Sadie Sue Shagbottom is the sweetest dog I have ever owned. That said, once in a while the little turkey decides that she doesn’t like another animal (dog or cat) and let’s them know with a little growl, a flash of teeth. Sometimes, she snaps, and with my previous dog she even fought with him–food being the trigger in that case.
To understand why dogs behave this way, Psychology Today outlines some very vague information about male versus female. The article, however, if you’re critically thinking about the reading reveals the nugget of how to understand the situation: Triggers. If you know your dog, you know what drives them nuts. If you don’t know what drives them nuts, you need to make it your job. Owning a pet is a serious business, especially in dogs. They’re often large, but moreover, they have a hearty bite and can be dangerous to children as well as adults. And, just because you’re the owner, it doesn’t mean you’ve established a ‘no biting’ rule between you and your pet. Also, if you follow those unresearched advice columns that tell you to behave as alpha and use bullying to control your pet, you’re likely to raise the chances of aggression, out of fear.

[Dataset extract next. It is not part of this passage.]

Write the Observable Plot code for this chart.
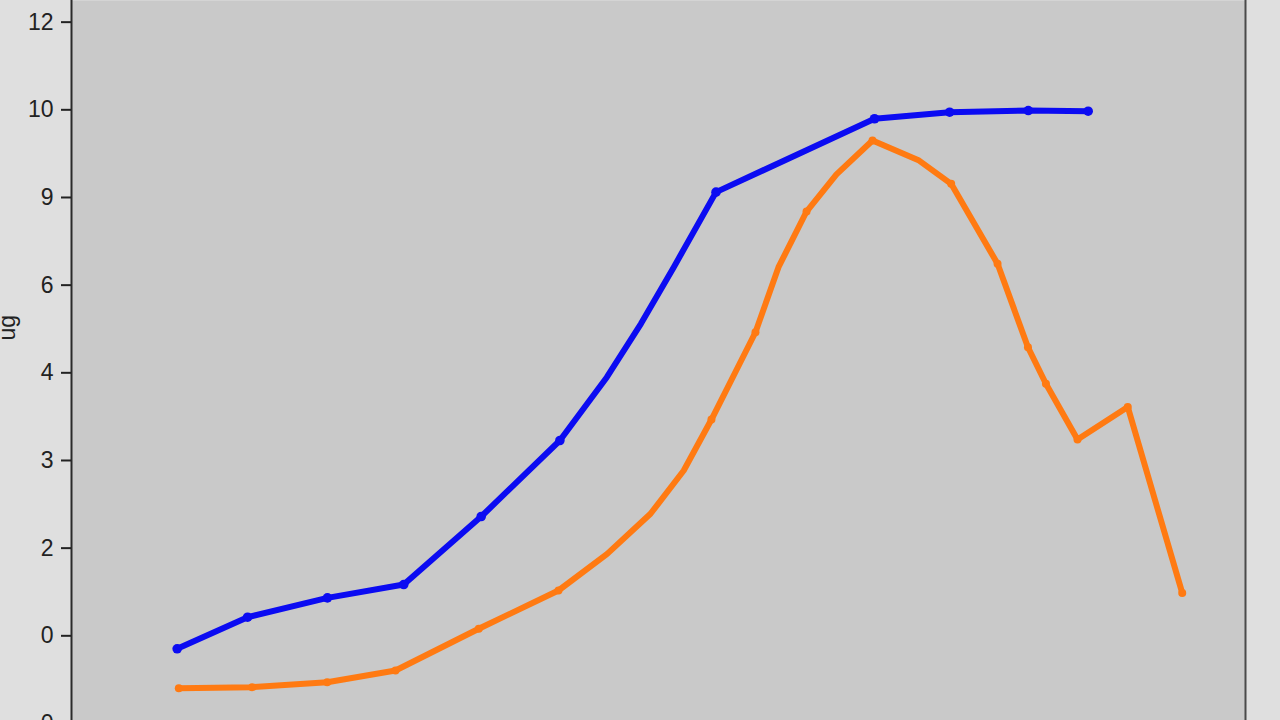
<!DOCTYPE html>
<html><head><meta charset="utf-8">
<script src="https://cdn.jsdelivr.net/npm/d3@7"></script>
<script src="https://cdn.jsdelivr.net/npm/@observablehq/plot@0.6"></script>
<style>
html,body{margin:0;padding:0;background:#dfdfdf;}
#chart{width:1280px;height:720px;overflow:hidden;}
#chart svg{overflow:visible;}
</style></head><body><div id="chart"></div>
<script>
// Tick labels as printed on the y axis, bottom to top (values below are in tick-position units)
const yTickLabels = ["0", "0", "2", "3", "4", "6", "9", "10", "12"];
const yLabel = "ug";

// Blue series (marked: point drawn with a dot marker in the reference)
const blueX = [9.0, 15.0, 21.8, 28.3, 34.9, 41.6, 45.6, 48.5, 51.3, 54.9, 68.4, 74.8, 81.5, 86.6];
const blueY = [0.852, 1.212, 1.433, 1.585, 2.361, 3.228, 3.95, 4.559, 5.205, 6.061, 6.898, 6.973, 6.992, 6.984];
const blueMarked = [1, 1, 1, 1, 1, 1, 0, 0, 0, 1, 1, 1, 1, 1];

// Orange series
const orangeX = [9.14, 15.39, 21.78, 27.6, 34.69, 41.48, 45.63, 49.32, 52.15, 54.51, 58.26, 60.22, 62.61, 65.16, 68.23, 72.2, 74.93, 78.88, 81.47, 83.0, 85.69, 89.97, 94.61];
const orangeY = [0.402, 0.414, 0.471, 0.604, 1.08, 1.517, 1.935, 2.392, 2.886, 3.467, 4.463, 5.205, 5.84, 6.263, 6.65, 6.421, 6.156, 5.244, 4.292, 3.875, 3.239, 3.611, 1.489];
const orangeMarked = [1, 1, 1, 1, 1, 1, 0, 0, 0, 1, 1, 0, 1, 0, 1, 0, 1, 1, 1, 1, 1, 1, 1];

const blue = blueX.map((x, i) => ({x, y: blueY[i], m: blueMarked[i]}));
const orange = orangeX.map((x, i) => ({x, y: orangeY[i], m: orangeMarked[i]}));

const plot = Plot.plot({
  width: 1280, height: 720,
  marginLeft: 71, marginRight: 35, marginTop: 0, marginBottom: 0,
  style: {background: "transparent", fontFamily: "'Liberation Sans', Arial, sans-serif", overflow: "visible"},
  x: {domain: [0, 100], axis: null},
  y: {domain: [0.034, 8.247], axis: null},
  marks: [
    Plot.frame({fill: "#c9c9c9", stroke: null}),
    Plot.ruleX([0], {stroke: "#2a2a2a", strokeWidth: 2}),
    Plot.ruleX([100], {stroke: "#4a4a4a", strokeWidth: 2}),
    Plot.axisY(d3.range(yTickLabels.length), {
      tickFormat: i => yTickLabels[i], tickSize: 10, tickPadding: 8,
      fontSize: 23, color: "#222", strokeWidth: 2, label: null
    }),
    Plot.lineY(orange, {x: "x", y: "y", stroke: "#ff7a12", strokeWidth: 6, strokeLinejoin: "round"}),
    Plot.dot(orange, {filter: d => d.m, x: "x", y: "y", r: 4, fill: "#ff7a12"}),
    Plot.lineY(blue, {x: "x", y: "y", stroke: "#0b0bf2", strokeWidth: 6, strokeLinejoin: "round"}),
    Plot.dot(blue, {filter: d => d.m, x: "x", y: "y", r: 4.8, fill: "#0b0bf2"}),
    Plot.text([yLabel], {frameAnchor: "left", dx: -64, dy: -20, rotate: -90, fontSize: 23, fill: "#222"})
  ]
});
document.getElementById("chart").appendChild(plot);
</script>
</body></html>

When the incidents occurred in my own home, we made it abundantly clear that Max was the top dog. He was here first and that she was second to him and must respect that order. If you read the article below, you’ll find that this is less effective in addressing the issue, but using the alternative of putting the newer pet first can have other repercussions, such as the senior dog becoming aggressive over losing their place.The article failed to mention that.